Cde Mahofa was convinced people in her constituency would not agree with
anyone advocating the immediate exit of President Mugabe.

Expressing her views on whether a government of national unity with the MDC
was desirable, Cde Mahofa said she was against the idea.

She said there was no basis for such a government because most of the people
in the MDC were former Rhodesian sympathisers and Selous Scouts who
participated in the maiming of black people during the liberation struggle.

"Personally, a government of national unity is out of the question. Why
should we have a government of national unity? I think it's good to have
opposition political parties that make the Government accountable. After all
there is nothing common between us and the MDC," she said.

Turning to women representation in top political positions, Cde Mahofa said
capable women in the party should not hesitate to aspire for the
vice-presidency. She, however, said that women representation in positions
of leadership should not just be based on affirmative action but on merit.

A nurse by profession Cde Mahofa was born in Chivi and grew up under the
repressive colonial regimes.

She said she became conscious of the inequalities that existed between
blacks and the minority whites at an early age.

It was that consciousness that later inspired her to actively participate in
the liberation struggle when she became a liberation war collaborator
assisting liberation fighters with logistics, passing on information and
various other essential duties.

After independence, Cde Mahofa held several public posts and served as a
deputy minister for various ministries.

She is one of the most powerful women politicians in Zimbabwe and has been a
legislator for more than a decade.

Cde Mahofa broke her silence over her relationship with Major Mike Madombwe
saying her foes were bent on exploiting the relationship to score political
goals.

Cde Mahofa, who was in the company of Major Madombwe when The Herald
interviewed her, said she was free to be involved in a relationship.

She confirmed that she was involved in a relationship with Major Madombwe
but that the relationship was outside her public office.
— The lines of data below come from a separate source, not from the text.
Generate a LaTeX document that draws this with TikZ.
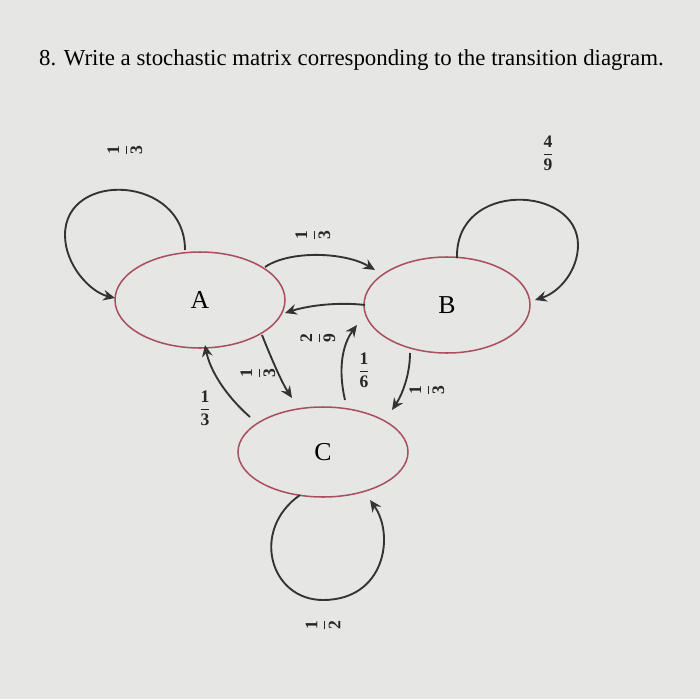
\documentclass[tikz,border=0pt]{standalone}
\usepackage{fontspec}
\setmainfont{Liberation Serif}
\usetikzlibrary{arrows.meta}
\definecolor{bg}{HTML}{E6E6E4}
\definecolor{rim}{HTML}{A8505E}
\newcommand{\fr}[2]{$\displaystyle\frac{\mathbf{#1}}{\mathbf{#2}}$}
\begin{document}
\begin{tikzpicture}[x=0.03cm,y=-0.03cm,
  ar/.style={draw=black!80,line width=1.6pt,-{Stealth[length=10pt,width=9pt]}},
  lab/.style={font=\fontsize{15}{18}\selectfont,text=black!85,inner sep=1pt}]
\fill[bg] (0,0) rectangle (700,699);
\useasboundingbox (0,0) rectangle (700,699);
\node[anchor=west,font=\fontsize{19.5}{22}\selectfont] (t) at (35,60) {8. Write a stochastic matrix corresponding to the transition diagram.};
\draw[rim,line width=1.3pt,fill=bg] (200,300) ellipse [x radius=85,y radius=48];
\draw[rim,line width=1.3pt,fill=bg] (447,305) ellipse [x radius=83,y radius=48];
\draw[rim,line width=1.3pt,fill=bg] (323,452) ellipse [x radius=85,y radius=45];
\node[font=\fontsize{22}{24}\selectfont] (A) at (200,300) {A};
\node[font=\fontsize{22}{24}\selectfont] (B) at (447,305) {B};
\node[font=\fontsize{22}{24}\selectfont] (C) at (323,452) {C};
\coordinate (a1) at (185,250); \coordinate (a2) at (115,298);
\draw[ar] (a1) .. controls (185,175) and (65,170) .. (65,235) .. controls (65,265) and (90,292) .. (a2);
\coordinate (b1) at (457,258); \coordinate (b2) at (535,300);
\draw[ar] (b1) .. controls (455,180) and (578,185) .. (578,245) .. controls (578,270) and (560,292) .. (b2);
\coordinate (c1) at (300,495); \coordinate (c2) at (370,500);
\draw[ar] (c1) .. controls (250,530) and (270,600) .. (323,600) .. controls (385,600) and (395,535) .. (c2);
\draw[ar] (265,267) .. controls (290,250) and (345,252) .. (375,270);
\draw[ar] (365,305) .. controls (340,302) and (310,305) .. (285,313);
\draw[ar] (262,335) .. controls (272,360) and (282,383) .. (292,398);
\draw[ar] (250,417) .. controls (225,395) and (210,370) .. (205,345);
\draw[ar] (345,400) .. controls (338,370) and (342,345) .. (357,325);
\draw[ar] (410,353) .. controls (410,375) and (402,395) .. (392,410);
\node[lab,rotate=90] (l1) at (125,150) {\fr{1}{3}};
\node[lab] (l2) at (548,153) {\fr{4}{9}};
\node[lab,rotate=90] (l3) at (313,235) {\fr{1}{3}};
\node[lab,rotate=90] (l4) at (318,338) {\fr{2}{9}};
\node[lab,rotate=90] (l5) at (258,373) {\fr{1}{3}};
\node[lab] (l6) at (205,408) {\fr{1}{3}};
\node[lab] (l7) at (364,370) {\fr{1}{6}};
\node[lab,rotate=90] (l8) at (427,390) {\fr{1}{3}};
\node[lab,rotate=90] (l9) at (323,625) {\fr{1}{2}};
\end{tikzpicture}
\end{document}
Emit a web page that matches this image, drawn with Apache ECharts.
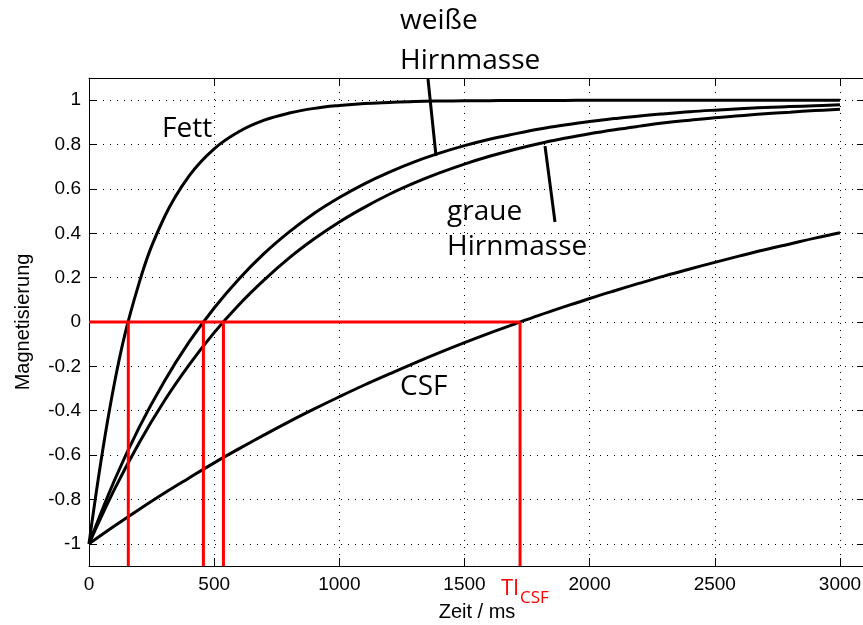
<!DOCTYPE html>
<html>
<head>
<meta charset="utf-8">
<script src="https://cdn.jsdelivr.net/npm/echarts@6/dist/echarts.min.js"></script>
<style>
  html, body { margin: 0; padding: 0; background: #fff; }
  #main { width: 863px; height: 625px; }
</style>
</head>
<body>
<div id="main"></div>
<script>
// inversion time in ms
const times = [0, 100, 200, 300, 400, 500, 600, 700, 800, 900, 1000,
  1100, 1200, 1300, 1400, 1500, 1600, 1700, 1800, 1900, 2000,
  2100, 2200, 2300, 2400, 2500, 2600, 2700, 2800, 2900, 3000];

// magnetisation
const fett = [-1, -0.285, 0.175, 0.47, 0.659, 0.781, 0.859, 0.91, 0.942, 0.963, 0.976,
  0.985, 0.99, 0.994, 0.996, 0.997, 0.998, 0.999, 0.999, 0.999, 1,
  1, 1, 1, 1, 1, 1, 1, 1, 1, 1];
const weiss = [-1, -0.718, -0.476, -0.269, -0.09, 0.063, 0.195, 0.309, 0.406, 0.49, 0.561,
  0.623, 0.676, 0.722, 0.761, 0.795, 0.824, 0.848, 0.87, 0.888, 0.904,
  0.917, 0.929, 0.939, 0.948, 0.955, 0.961, 0.967, 0.971, 0.975, 0.979];
const grau = [-1, -0.758, -0.545, -0.357, -0.193, -0.048, 0.079, 0.19, 0.289, 0.375, 0.451,
  0.517, 0.576, 0.627, 0.672, 0.712, 0.747, 0.778, 0.805, 0.828, 0.849,
  0.867, 0.883, 0.898, 0.91, 0.921, 0.93, 0.939, 0.946, 0.953, 0.959];
const csf = [-1, -0.921, -0.845, -0.772, -0.703, -0.635, -0.571, -0.509, -0.449, -0.392, -0.337,
  -0.284, -0.234, -0.185, -0.138, -0.093, -0.05, -0.009, 0.031, 0.069, 0.106,
  0.141, 0.175, 0.208, 0.239, 0.269, 0.298, 0.326, 0.352, 0.378, 0.402];

// zero crossings (red lines): Fett, weisse, graue, CSF
const nullTimes = [157, 457, 537, 1722];

const xMin = 0, xMax = 3100;
const yMin = -1.1, yMax = 1.1;

const chart = echarts.init(document.getElementById("main"), null, { renderer: "canvas" });

const dotted = { color: "#000", width: 1, type: [1, 6] };
const labelFont = { color: "#000", fontSize: 19, fontFamily: "Liberation Sans, Arial, sans-serif" };
const nameFont = { color: "#000", fontSize: 20, fontFamily: "Liberation Sans, Arial, sans-serif" };

function curve(name, values) {
  return {
    name: name,
    type: "line",
    data: times.map((t, i) => [t, values[i]]),
    showSymbol: false,
    smooth: 0.4,
    lineStyle: { color: "#000", width: 3 },
    z: 3,
  };
}

const redLines = [
  {
    name: "null",
    type: "line",
    data: [[0, 0], [nullTimes[nullTimes.length - 1], 0]],
    showSymbol: false,
    lineStyle: { color: "#ff0000", width: 3 },
    z: 4,
  },
].concat(nullTimes.map((t) => ({
  name: "TI",
  type: "line",
  data: [[t, 0], [t, yMin]],
  showSymbol: false,
  lineStyle: { color: "#ff0000", width: 3 },
  z: 4,
})));

const annFont = "Open Sans, sans-serif";
function txt(s, x, y, size, color) {
  return {
    type: "text",
    x: x,
    y: y,
    z: 10,
    style: {
      text: s,
      fontSize: size,
      fontFamily: annFont,
      fill: color || "#000",
      verticalAlign: "middle",
      align: "left",
    },
  };
}
function pointer(x1, y1, x2, y2) {
  return {
    type: "line",
    z: 10,
    shape: { x1: x1, y1: y1, x2: x2, y2: y2 },
    style: { stroke: "#000", lineWidth: 3 },
  };
}

const option = {
  animation: false,
  backgroundColor: "#fff",
  grid: { left: 89, right: -2, top: 78, bottom: 59, containLabel: false, outerBoundsMode: "none" },
  xAxis: [
    {
      type: "value",
      min: xMin,
      max: xMax,
      interval: 500,
      name: "Zeit / ms",
      nameLocation: "middle",
      nameGap: 36,
      nameTextStyle: nameFont,
      axisLine: { show: true, onZero: false, lineStyle: { color: "#000", width: 1 } },
      axisTick: { show: true, inside: true, length: 8, lineStyle: { color: "#000" } },
      axisLabel: Object.assign({ margin: 9, showMaxLabel: false,
        formatter: (v) => (v % 500 === 0 ? String(v) : "") }, labelFont),
      splitLine: { show: true, lineStyle: dotted },
    },
    {
      type: "value",
      position: "top",
      min: xMin,
      max: xMax,
      interval: 500,
      axisLine: { show: true, onZero: false, lineStyle: { color: "#000", width: 1 } },
      axisTick: { show: true, inside: true, length: 8, lineStyle: { color: "#000" } },
      axisLabel: { show: false },
      splitLine: { show: false },
    },
  ],
  yAxis: [
    {
      type: "value",
      min: yMin,
      max: yMax,
      splitNumber: 11,
      name: "Magnetisierung",
      nameLocation: "middle",
      nameGap: 56,
      nameTextStyle: nameFont,
      axisLine: { show: true, onZero: false, lineStyle: { color: "#000", width: 1 } },
      axisTick: { show: true, inside: true, length: 8, lineStyle: { color: "#000" } },
      axisLabel: Object.assign({ margin: 8, showMinLabel: false, showMaxLabel: false }, labelFont),
      splitLine: { show: true, lineStyle: dotted },
    },
    {
      type: "value",
      position: "right",
      min: yMin,
      max: yMax,
      splitNumber: 11,
      axisLine: { show: true, onZero: false, lineStyle: { color: "#000", width: 1 } },
      axisTick: { show: true, inside: true, length: 8, lineStyle: { color: "#000" } },
      axisLabel: { show: false },
      splitLine: { show: false },
    },
  ],
  series: [
    curve("Fett", fett),
    curve("weiße Hirnmasse", weiss),
    curve("graue Hirnmasse", grau),
    curve("CSF", csf),
  ].concat(redLines),
  graphic: [
    txt("Fett", 162, 129, 28),
    txt("weiße", 400, 21, 28),
    txt("Hirnmasse", 400, 61, 28),
    txt("graue", 447, 212, 28),
    txt("Hirnmasse", 447, 247, 28),
    txt("CSF", 400, 387, 28),
    txt("TI", 501, 589, 22, "#ff0000"),
    txt("CSF", 520, 598, 17, "#ff0000"),
    pointer(428, 79, 436, 156),
    pointer(545, 146, 555, 222),
  ],
};

chart.setOption(option);
</script>
</body>
</html>
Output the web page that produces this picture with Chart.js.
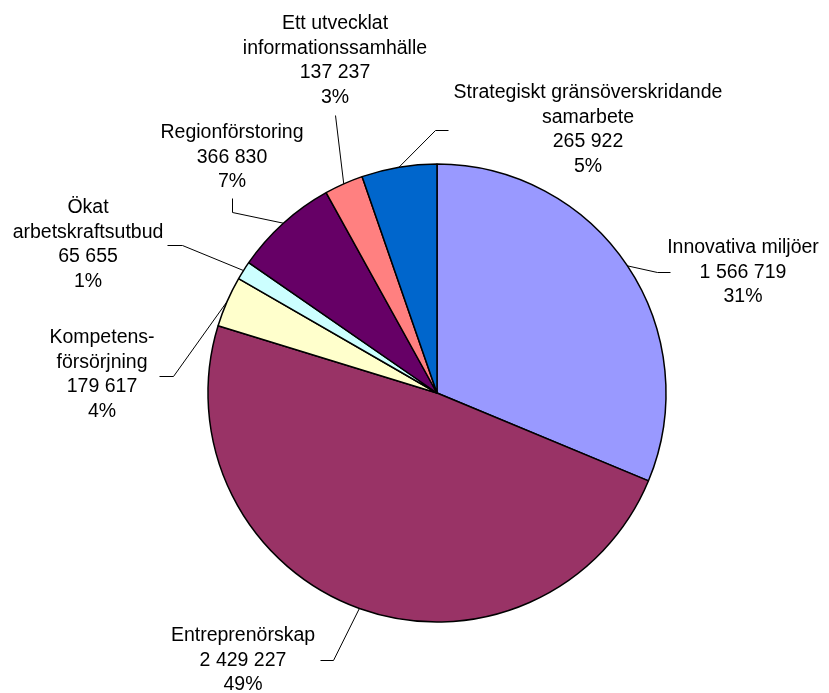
<!DOCTYPE html>
<html>
<head>
<meta charset="utf-8">
<script src="https://cdn.jsdelivr.net/npm/chart.js@4/dist/chart.umd.min.js"></script>
<style>
  html, body { margin: 0; padding: 0; background: #fff; }
  #wrap { width: 829px; height: 693px; position: relative; }
</style>
</head>
<body>
<div id="wrap"><canvas id="pie"></canvas></div>
<script>
// === Data ===
const categories = [
    "Innovativa miljöer",
    "Entreprenörskap",
    "Kompetensförsörjning",
    "Ökat arbetskraftsutbud",
    "Regionförstoring",
    "Ett utvecklat informationssamhälle",
    "Strategiskt gränsöverskridande samarbete"
];
const amounts = [1566719, 2429227, 179617, 65655, 366830, 137237, 265922];
const percentLabels = ["31%", "49%", "4%", "1%", "7%", "3%", "5%"];
// how each category name is wrapped in its label
const nameLines = [
    ["Innovativa miljöer"],
    ["Entreprenörskap"],
    ["Kompetens-", "försörjning"],
    ["Ökat", "arbetskraftsutbud"],
    ["Regionförstoring"],
    ["Ett utvecklat", "informationssamhälle"],
    ["Strategiskt gränsöverskridande", "samarbete"]
];
const sliceColors = ["#9999FF", "#993366", "#FFFFCC", "#CCFFFF", "#660066", "#FF8080", "#0066CC"];

// === Label layout (text center x, first line y, leader line points before the arc) ===
const labelLayout = [
    { x: 743, y: 248, leader: [[670, 272], [657, 272]] },
    { x: 243, y: 636, leader: [[320, 660], [333, 660]] },
    { x: 102, y: 338, leader: [[159, 376], [173, 376]] },
    { x: 88,  y: 208, leader: [[167, 245], [182, 245]] },
    { x: 232, y: 133, leader: [[232, 198], [232, 212]] },
    { x: 335, y: 24,  leader: [[335, 115]] },
    { x: 588, y: 93,  leader: [[448, 130], [435, 130]] }
];

const FONT = '19.5px "Liberation Sans", Arial, sans-serif';
const LINE_H = 24.5;

function fmtNumber(n) {
    return String(n).replace(/\B(?=(\d{3})+(?!\d))/g, " ");
}

const pieLabels = {
    id: "pieLabels",
    afterDatasetsDraw(chart) {
        const ctx = chart.ctx;
        const arcs = chart.getDatasetMeta(0).data;
        ctx.save();
        ctx.font = FONT;
        ctx.fillStyle = "#000";
        ctx.textAlign = "center";
        ctx.textBaseline = "middle";
        ctx.strokeStyle = "#000";
        ctx.lineWidth = 1;

        arcs.forEach((arc, i) => {
            const lay = labelLayout[i];
            const mid = (arc.startAngle + arc.endAngle) / 2;
            const px = arc.x + Math.cos(mid) * arc.outerRadius;
            const py = arc.y + Math.sin(mid) * arc.outerRadius;

            // leader line
            ctx.beginPath();
            lay.leader.forEach((p, k) => {
                if (k === 0) ctx.moveTo(p[0] + 0.5, p[1] + 0.5);
                else ctx.lineTo(p[0] + 0.5, p[1] + 0.5);
            });
            ctx.lineTo(px, py);
            ctx.stroke();

            // text
            const lines = nameLines[i].concat([fmtNumber(amounts[i]), percentLabels[i]]);
            lines.forEach((t, k) => {
                ctx.fillText(t, lay.x, lay.y + k * LINE_H);
            });
        });
        ctx.restore();
    }
};

new Chart(document.getElementById("pie"), {
    type: "pie",
    data: {
        labels: categories,
        datasets: [{
            data: amounts,
            backgroundColor: sliceColors,
            borderColor: "#000",
            borderWidth: 1.5,
            hoverOffset: 0
        }]
    },
    options: {
        responsive: true,
        maintainAspectRatio: false,
        animation: false,
        radius: 229,
        layout: { padding: { left: 208, right: 163, top: 164, bottom: 71 } },
        plugins: {
            legend: { display: false },
            tooltip: { enabled: false }
        }
    },
    plugins: [pieLabels]
});
</script>
</body>
</html>
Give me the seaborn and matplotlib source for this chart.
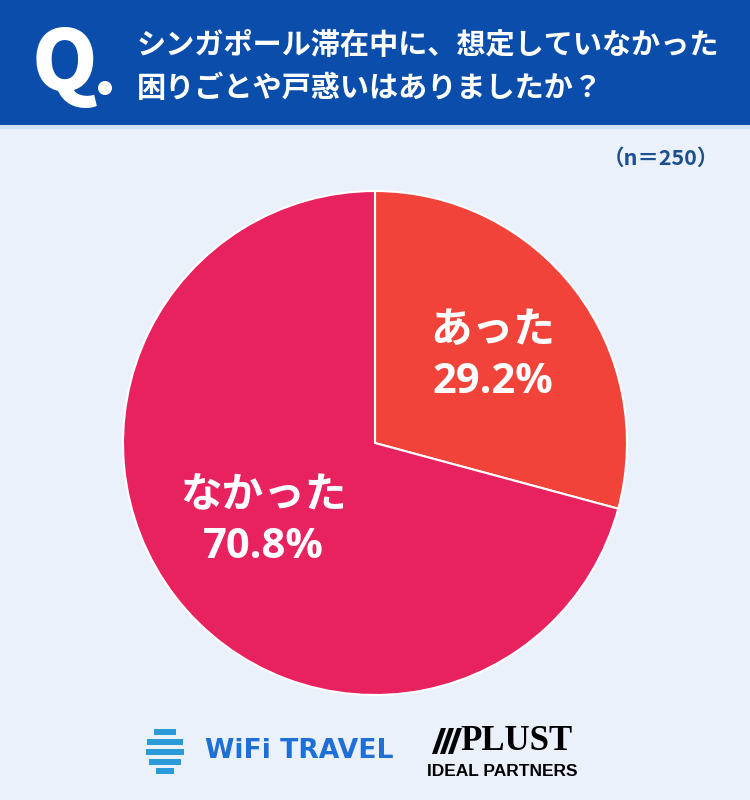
import matplotlib.pyplot as plt
import matplotlib.patches as mpatches
import seaborn as sns

# survey result
labels = ['あった', 'なかった']
shares = [29.2, 70.8]
colors = ['#F1433A', '#E8215F']
title_lines = ['シンガポール滞在中に、想定していなかった', '困りごとや戸惑いはありましたか？']
n_label = '（n＝250）'

sns.set_theme(style='white')
plt.rcParams['font.family'] = ['Noto Sans CJK JP', 'DejaVu Sans']

W, H = 750, 800
fig = plt.figure(figsize=(7.5, 8), dpi=100)
fig.patch.set_facecolor('#EAF1FB')


def fx(px):
    return px / W


def fy(py):
    return 1 - py / H


# header band
fig.patches.append(mpatches.Rectangle((0, fy(125)), 1, 125 / H, transform=fig.transFigure,
                                      facecolor='#0B4DAA', edgecolor='none'))
fig.patches.append(mpatches.Rectangle((0, fy(129)), 1, 4 / H, transform=fig.transFigure,
                                      facecolor='#CFE2F6', edgecolor='none'))
fig.text(fx(32), fy(66), 'Q', color='white', fontsize=60, fontweight='heavy',
         ha='left', va='center', family=['Noto Sans CJK JP', 'DejaVu Sans'])
fig.patches.append(mpatches.Ellipse((fx(105), fy(88)), 14 / W, 14 / H, transform=fig.transFigure,
                                    facecolor='white', edgecolor='none'))
fig.text(fx(137), fy(45), title_lines[0], color='white', fontsize=21, fontweight='bold',
         ha='left', va='center')
fig.text(fx(137), fy(88), title_lines[1], color='white', fontsize=21, fontweight='bold',
         ha='left', va='center')
fig.text(fx(719), fy(158), n_label, color='#1D4F8F', fontsize=15.5, fontweight='bold',
         ha='right', va='center')

# pie
cx, cy, r = 375, 443, 252
ax = fig.add_axes([(cx - r) / W, 1 - (cy + r) / H, 2 * r / W, 2 * r / H])
ax.pie(shares, colors=colors, startangle=90, counterclock=False,
       wedgeprops=dict(edgecolor='white', linewidth=1.5))
ax.set_xlim(-1, 1)
ax.set_ylim(-1, 1)
ax.axis('off')

label_pos = [(0.468, 0.345), (-0.444, -0.31)]
for lab, val, (x, y) in zip(labels, shares, label_pos):
    ax.text(x, y + 0.105, lab, color='white', fontsize=30, fontweight='bold',
            ha='center', va='center')
    ax.text(x, y - 0.105, f'{val}%', color='white', fontsize=30, fontweight='bold',
            ha='center', va='center', family=['Open Sans', 'DejaVu Sans'])

# logos (approximated)
gx, gy = 165, 752
for dy, wd in [(-17, 22), (-7, 36), (3, 38), (13, 32), (22, 18)]:
    fig.patches.append(mpatches.FancyBboxPatch((fx(gx - wd / 2), fy(gy + dy)), wd / W, 6 / H,
                                               boxstyle='round,pad=0', transform=fig.transFigure,
                                               facecolor='#2A9BD8', edgecolor='none'))
fig.text(fx(205), fy(751), 'WiFi TRAVEL', color='#1E6FD6', fontsize=19.2, fontweight='heavy',
         ha='left', va='center', family=['DejaVu Sans'])
for k in range(3):
    x0 = 432 + k * 8
    fig.patches.append(mpatches.Polygon([(fx(x0), fy(754)), (fx(x0 + 5), fy(754)),
                                         (fx(x0 + 14), fy(728)), (fx(x0 + 9), fy(728))],
                                        closed=True, transform=fig.transFigure,
                                        facecolor='black', edgecolor='none'))
fig.text(fx(460), fy(742), 'PLUST', color='black', fontsize=25, fontweight='bold',
         ha='left', va='center', family=['Liberation Serif'])
fig.text(fx(427), fy(771), 'IDEAL PARTNERS', color='black', fontsize=12.5, fontweight='bold',
         ha='left', va='center', family=['Liberation Sans Narrow', 'Liberation Sans'])

fig.savefig('out.png', dpi=100, facecolor=fig.get_facecolor())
"What is so special about my private life? Who said I should just
concentrate on politics and not have my own private life? Am I not a woman
just like any other woman?" she asked.

Cde Mahofa said she was not the only public figure with a male friend and
that her situation was nothing out of the ordinary as she was not married.

She said her political enemies were always following her private life to
destroy her politically.

"I have been through a lot and all efforts to destroy me have failed."

She said she was the only MP in the country who had a referendum held in her
constituency to decide her suitability to continue as a legislator.

This was after some party members felt that she could not continue being an
MP because of her love relationships.

Cde Mahofa's first husband died in 1973 and she later got married to Mr
Custon Taderera who is also now late.